Europe-Afrique : Regards croisés sur la guerre en Ukraine et ses répercussions

L’ambassade de la République tchèque à Accra, en partenariat avec le think tank Afripoli, a réuni le mercredi 3 septembre à l’hôtel Noom, au Plateau, diplomates, chercheurs et analystes autour d’un thème brûlant : « L’Europe et l’Afrique face à la guerre en Ukraine et aux rivalités géopolitiques : destins interdépendants ».
Trois spécialistes ont partagé leurs analyses sur les impacts de ce conflit mondialement médiatisé, mais aussi sur les perceptions croisées des deux continents. Pour le politologue Guipié Gérard Eddie, la guerre en Ukraine agit comme un miroir pour les Européens. « En pensant la guerre sur leur territoire, ils comprennent mieux les besoins des Africains qui vivent en permanence sous le péril des conflits », a-t-il expliqué.

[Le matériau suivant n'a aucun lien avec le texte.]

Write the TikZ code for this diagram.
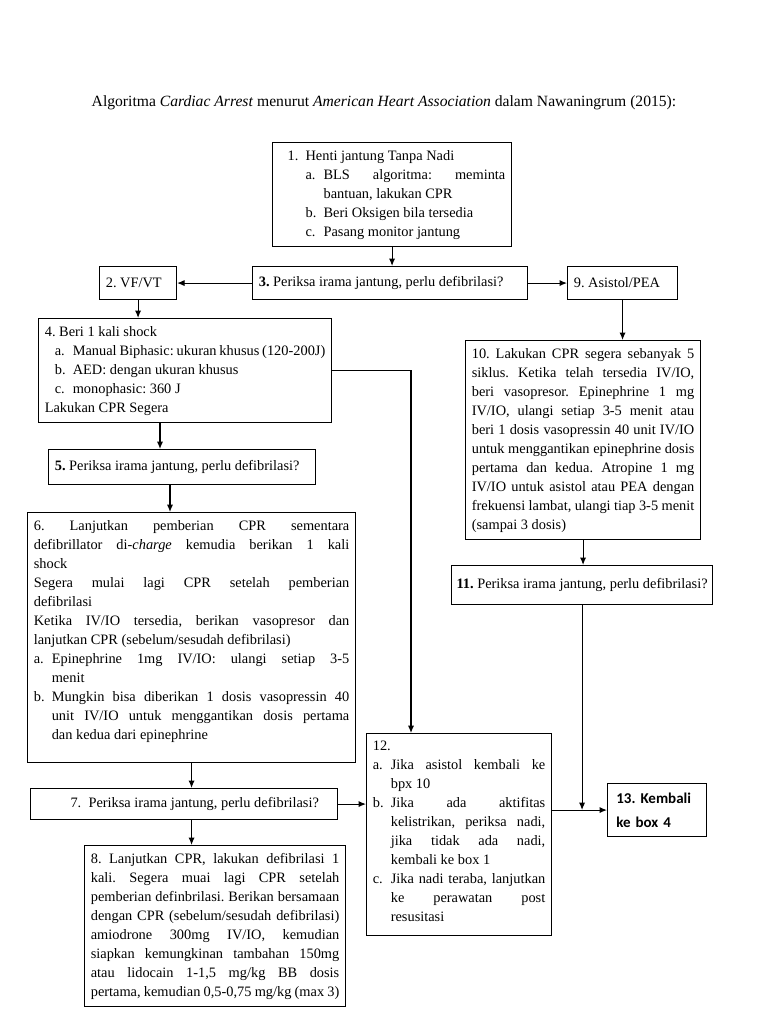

Une expérience qui, selon lui, invite aussi l’Afrique à « se redéfinir et se reconfigurer » face à un monde en mutation.
Même constat pour l’historien Arthur Banga, spécialiste des relations internationales : « L’Europe vit désormais les réalités de la guerre, alors que l’Afrique la vit toujours. » Il a souligné la peur d’invasion ressentie dans certains pays européens et l’inflation comme première conséquence directe du conflit.
Vojtech Bily, manager régional d’Afripoli Ouest, a insisté sur la dimension planétaire du conflit : « On ne vit pas dans un monde isolé. La guerre en Ukraine a un effet concret sur l’alimentation, avec le blocage de la mer Noire, et sur l’énergie. » Il a également mis en garde contre la « guerre d’influence » qui se joue autour des pays africains, notamment à travers les votes aux Nations unies. Dans cette bataille, la désinformation occupe une place centrale : « Le nombre de campagnes de désinformation a été multiplié par quatre en Afrique entre 2023 et 2024. C’est une fabrication massive de fausses informations pour manipuler et fragiliser, qui affecte le monde entier. »
Au-delà des impacts économiques et sociaux, le panel a mis en lumière la montée en puissance de nouveaux acteurs internationaux comme la Turquie ou l’Afrique du Sud, ainsi que le poids stratégique croissant de l’Afrique dans l’arène diplomatique.
« Le continent devient un espace décisif, notamment lors des votes à l’ONU », a noté Arthur Banga, en rappelant que l’opinion publique africaine constitue désormais un enjeu majeur pour les grandes puissances.
À travers ces échanges, une idée s’est imposée : la guerre en Ukraine, si elle demeure géographiquement localisée, est devenue un conflit global par ses répercussions économiques, politiques et stratégiques. Elle révèle l’interdépendance grandissante entre l’Europe et l’Afrique et l’urgence, pour les deux continents, de penser ensemble leurs réponses aux défis communs.